Is the Danny Evans/Planet Hiltron celebrity make under project promoting classism or combating it?
When I first saw this story on NY artist Danny Evans’s Celebrities Make Under project, my first reaction was…well, let me quote my Facebook comment directly:
Oh, this…I mean…gods, no. They…WTF?!
To summarize, Evans has used the magic of Photoshop to “normalize” (my word, not his) some of our artificially beautiful celebrities. “It was a reaction to the insanely over-retouched photos of celebrities that are everywhere,” he says, and if you live in the US, it’s impossible for you not to recognize what he’s talking about.
I did a little analysis on this phenomenon back in 2008, so once I stopped laughing at the pictures, I got to thinking that maybe this is a wonderful way to perhaps make people more aware of the ways in which technology and media are messing with their minds.
I figured out a long time ago, even before I began encountering grad-level feminist critiques, that our media’s stylized construction and portrayal of female beauty was problematic. It’s bad enough that unattractive people don’t appear in movies, on TV or in magazines unless the narrative expressly requires someone unattractive, and sometimes even that isn’t enough. I mean, the star of Ugly Betty isn’t really ugly.
But it goes beyond this. It’s not just that we’re only shown pretty people. It’s not just that we fetishize youth and beauty in all things. It’s that we have now passed the point when natural beauty suffices.
My initial take on Evans was that his celebrity makeunder was interesting and potentially useful culturally.
Then a couple of friends raised an issue in a Facebook exchange. The first was Rori Black, who was one of the co-founders here at S&R, and the second was Kelly Bearden, a colleague over at 5280 Lens Mafia. Both are as sharp as they come, and their reaction to the project went to the core of how we treat and read class.
Rori’s comment suggested that adding some sweat stains and a few extra pounds tells us more about the artist’s view of “normal” than it does anything. Kelly agreed. While this is certainly a valid observation, I wondered if maybe it missed the artist’s intent.

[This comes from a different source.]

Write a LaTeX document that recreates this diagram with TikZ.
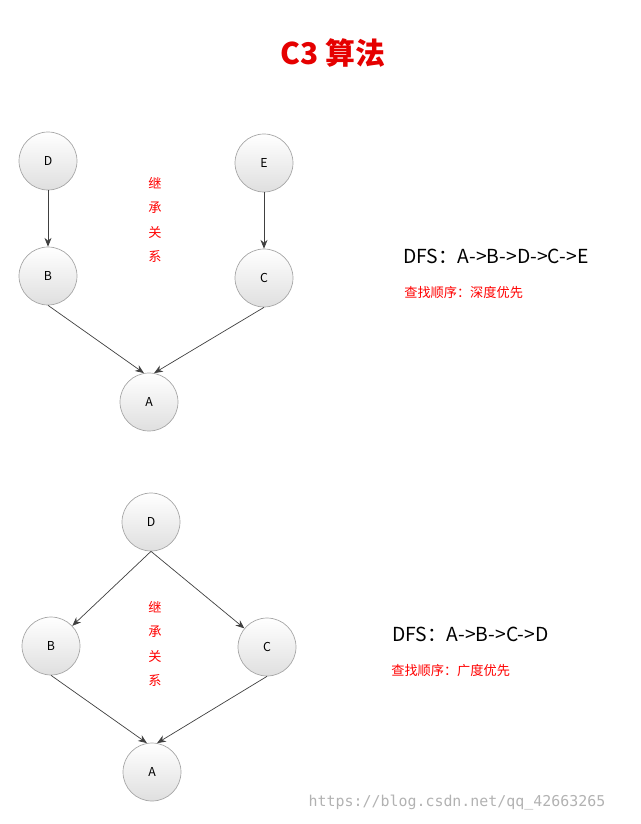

I see it as a bit of cultural warfare. Technology is so routinely used to transform normal looking people into something so perfect that it can’t really exist. Even better than the real thing, if you’re a U2 fan, and more human than human if you prefer White Zombie. It has a nasty, corrosive effect on society, especially where women’s self-image is concerned (to say nothing of what it does to men’s expectations of female appearance). So in this light, I think what is going on is an artist using technology in the reverse direction, seeking to “take back” some normalcy. Yes, he’s gone downscale, from a socioeconomic perspective, so I guess you’d characterize it as exaggerating to make a point.
If you read my 2008 article, you’ll see that I’m very sensitive to the gender image issue, both as it affects women and men.
Kelly’s reply got to the heart of the matter:
i know where you are coming from with this, and that the artist has stated that this was his intention, but there is something still rubbing me the wrong way about making everyone look like they came out of an ’80s trailer park and calling that ordinary. it seems very classist. but maybe that’s just me.
Absolutely. In the Evans vision, normal tends to look pretty downscale, socioeconomically speaking.
But… The thing is that with a number of these celebs, I responded, he’s not taking them to the trailer park so much as he’s taking them BACK to the trailer park. If I were his publicity hack, I’d be saying that Evans is actually removing the classism, because the original use of the imaging technology to artificially beautify these folks stripped their class from the picture. That was a large part of the point, in fact – to make them look less trailer park or ‘hood, depending on their race. I’d argue that the celebs and their handlers were the ones being classist by denying who they are, implicitly validating the idea that one can’t be beautiful and appropriately famous until the working class has been hidden. In that context, what the artist is doing is actually combating classism.
I know, this is a subtle, nuanced double-reverse point, but there is no argument that the engines of fame and beauty are using Photoshop to upscale their subjects.
Kelly doesn’t think Evans pulls it off, though.
ok – i see that, and again, i get it. i just think that the artist in question did not fulfill the promise of this concept. this is great in concept, but the execution of the idea is not fulfilled to the extent that i would have hoped it would have been. because all i see is photoshopped attempts to lower the status of someone famous, and to make that lowering = trailer park, lower socioeconomic status, etc, all i get from this is a exploitative “look at what i did to these people who think they are so much better than us because they are famous!” vibe. if the artist was better at this, i wouldn’t that this was a smug sneering way of sticking it to the rich and famous as well as the lower socioeconomic classes. honestly, i think the artist was lazy and let the concept get way ahead of the execution.
I’m sympathetic to her argument. Evans uses working class tropes to haul people off their pedestals, and if anybody is sensitive to class issues, it’s me. I grew up in the rural working class South and was writing just last week about the challenges you face trying to make a better life for yourself if you grew up on the wrong side of the cultural tracks.
It’s a fascinating question, and one that runs much deeper than I imagine a lot of people reading the article today realize.
Thanks to Kelly and Rori for raising the issue and insisting on a little deeper consideration.